By Olumide Balogun in Science · June 3, 2026
New 'Stargate' show cancelled at Amazon MGM

Commentary: The Stargate Cancellation and What It Reveals About Risk in Entertainment

Here's what I found genuinely surprising about Amazon's decision to cancel the new Stargate series: the strongest case for proceeding wasn't about nostalgia or IP potential, but about the actual economics of streaming content.

If I were defending this show's existence, I'd argue that established franchises with passionate fanbases represent a form of built-in marketing you cannot replicate with original properties. Stargate spent decades cultivating an audience that actively wants more content from that universe. The show doesn't need to become a cultural phenomenon—it just needs to hold subscribers who already care about the property and are unlikely to churn. From a portfolio perspective, that's valuable, especially in an era where streaming services measure success not by blockbuster hits but by retention curves. A devoted 100,000 viewers who stick around might outperform a show that attracts 500,000 casual viewers who never return.

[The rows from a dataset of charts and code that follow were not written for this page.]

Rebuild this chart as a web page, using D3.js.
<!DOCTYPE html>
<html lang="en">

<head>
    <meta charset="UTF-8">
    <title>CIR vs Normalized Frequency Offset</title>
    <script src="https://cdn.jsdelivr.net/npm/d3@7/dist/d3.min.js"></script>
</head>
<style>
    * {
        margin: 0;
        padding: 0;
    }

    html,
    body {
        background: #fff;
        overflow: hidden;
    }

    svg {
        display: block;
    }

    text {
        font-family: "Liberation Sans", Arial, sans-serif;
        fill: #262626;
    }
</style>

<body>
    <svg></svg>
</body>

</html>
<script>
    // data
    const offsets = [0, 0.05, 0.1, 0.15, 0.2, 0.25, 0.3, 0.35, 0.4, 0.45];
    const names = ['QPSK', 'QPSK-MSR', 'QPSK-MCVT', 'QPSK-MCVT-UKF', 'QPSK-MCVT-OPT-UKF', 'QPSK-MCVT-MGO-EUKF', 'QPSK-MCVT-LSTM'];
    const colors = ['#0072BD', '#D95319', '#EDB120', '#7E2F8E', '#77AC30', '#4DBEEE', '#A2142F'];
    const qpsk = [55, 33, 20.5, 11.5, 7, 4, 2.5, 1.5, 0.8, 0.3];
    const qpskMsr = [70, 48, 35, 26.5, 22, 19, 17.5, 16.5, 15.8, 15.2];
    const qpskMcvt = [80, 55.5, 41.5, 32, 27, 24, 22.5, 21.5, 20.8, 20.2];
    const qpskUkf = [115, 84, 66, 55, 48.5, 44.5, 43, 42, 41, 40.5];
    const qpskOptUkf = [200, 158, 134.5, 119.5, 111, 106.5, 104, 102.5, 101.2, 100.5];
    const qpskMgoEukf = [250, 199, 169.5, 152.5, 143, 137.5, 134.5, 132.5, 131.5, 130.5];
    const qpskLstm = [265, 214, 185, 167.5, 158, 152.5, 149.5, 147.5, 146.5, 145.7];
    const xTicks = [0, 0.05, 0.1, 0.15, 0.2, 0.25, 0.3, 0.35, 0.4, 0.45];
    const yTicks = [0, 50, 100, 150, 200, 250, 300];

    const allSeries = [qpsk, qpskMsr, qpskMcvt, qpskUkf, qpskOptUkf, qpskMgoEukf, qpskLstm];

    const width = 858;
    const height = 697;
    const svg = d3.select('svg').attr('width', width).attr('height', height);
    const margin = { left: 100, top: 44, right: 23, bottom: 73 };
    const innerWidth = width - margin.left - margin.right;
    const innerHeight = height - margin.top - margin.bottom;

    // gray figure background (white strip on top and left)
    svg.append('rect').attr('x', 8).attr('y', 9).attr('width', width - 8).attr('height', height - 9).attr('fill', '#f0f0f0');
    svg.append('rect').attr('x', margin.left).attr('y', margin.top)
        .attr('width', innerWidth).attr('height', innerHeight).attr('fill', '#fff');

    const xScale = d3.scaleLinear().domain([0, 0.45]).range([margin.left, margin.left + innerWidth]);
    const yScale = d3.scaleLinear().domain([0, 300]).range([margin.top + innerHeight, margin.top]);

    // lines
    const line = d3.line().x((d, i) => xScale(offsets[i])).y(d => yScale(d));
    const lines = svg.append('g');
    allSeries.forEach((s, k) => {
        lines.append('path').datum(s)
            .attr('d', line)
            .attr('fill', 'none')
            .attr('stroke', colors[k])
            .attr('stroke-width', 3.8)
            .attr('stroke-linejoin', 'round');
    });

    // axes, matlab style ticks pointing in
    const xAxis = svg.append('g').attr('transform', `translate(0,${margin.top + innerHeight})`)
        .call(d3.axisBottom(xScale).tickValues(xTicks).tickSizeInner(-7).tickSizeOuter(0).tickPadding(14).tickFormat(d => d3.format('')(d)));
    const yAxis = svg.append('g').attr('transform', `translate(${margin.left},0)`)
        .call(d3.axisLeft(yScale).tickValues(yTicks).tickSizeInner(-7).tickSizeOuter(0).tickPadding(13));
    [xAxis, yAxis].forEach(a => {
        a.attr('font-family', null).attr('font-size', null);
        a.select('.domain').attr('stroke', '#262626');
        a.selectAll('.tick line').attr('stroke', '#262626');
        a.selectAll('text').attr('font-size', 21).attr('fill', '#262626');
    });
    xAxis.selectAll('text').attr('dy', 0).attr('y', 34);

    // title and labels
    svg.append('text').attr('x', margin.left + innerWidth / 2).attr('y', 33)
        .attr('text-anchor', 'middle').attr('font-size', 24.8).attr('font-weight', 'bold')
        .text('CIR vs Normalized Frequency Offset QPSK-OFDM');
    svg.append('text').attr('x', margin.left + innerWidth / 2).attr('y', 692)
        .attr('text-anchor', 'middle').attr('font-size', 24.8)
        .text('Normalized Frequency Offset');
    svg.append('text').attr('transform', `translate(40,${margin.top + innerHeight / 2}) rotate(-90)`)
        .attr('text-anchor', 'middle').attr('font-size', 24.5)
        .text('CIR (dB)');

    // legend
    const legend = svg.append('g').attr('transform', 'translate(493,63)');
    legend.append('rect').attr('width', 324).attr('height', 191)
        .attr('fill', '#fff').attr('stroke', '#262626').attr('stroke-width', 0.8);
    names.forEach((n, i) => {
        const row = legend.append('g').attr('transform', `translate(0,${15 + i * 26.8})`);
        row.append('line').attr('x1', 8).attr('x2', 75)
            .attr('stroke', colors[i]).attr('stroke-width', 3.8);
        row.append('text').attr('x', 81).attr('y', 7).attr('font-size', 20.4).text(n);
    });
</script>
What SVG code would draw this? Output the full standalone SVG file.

Yet I understand Amazon's caution too. The graveyard of failed franchise revivals is substantial, and the streaming space has become brutally efficient at killing projects that don't hit certain metrics early. The company may have run the numbers and found that even modestly-performing Stargate content wouldn't move their subscriber needle enough to justify the production costs.

What troubles me is how this dynamic creates a vicious cycle. Studios grow increasingly risk-averse with established IP, which means fewer opportunities for shows that might appeal to specific communities rather than chasing mainstream ubiquity. We're optimizing for blockbusters when sometimes audiences would rather have something smaller and specifically designed for them.

The real loss here isn't just a Stargate show—it's what its cancellation suggests about which stories studios now think are worth telling.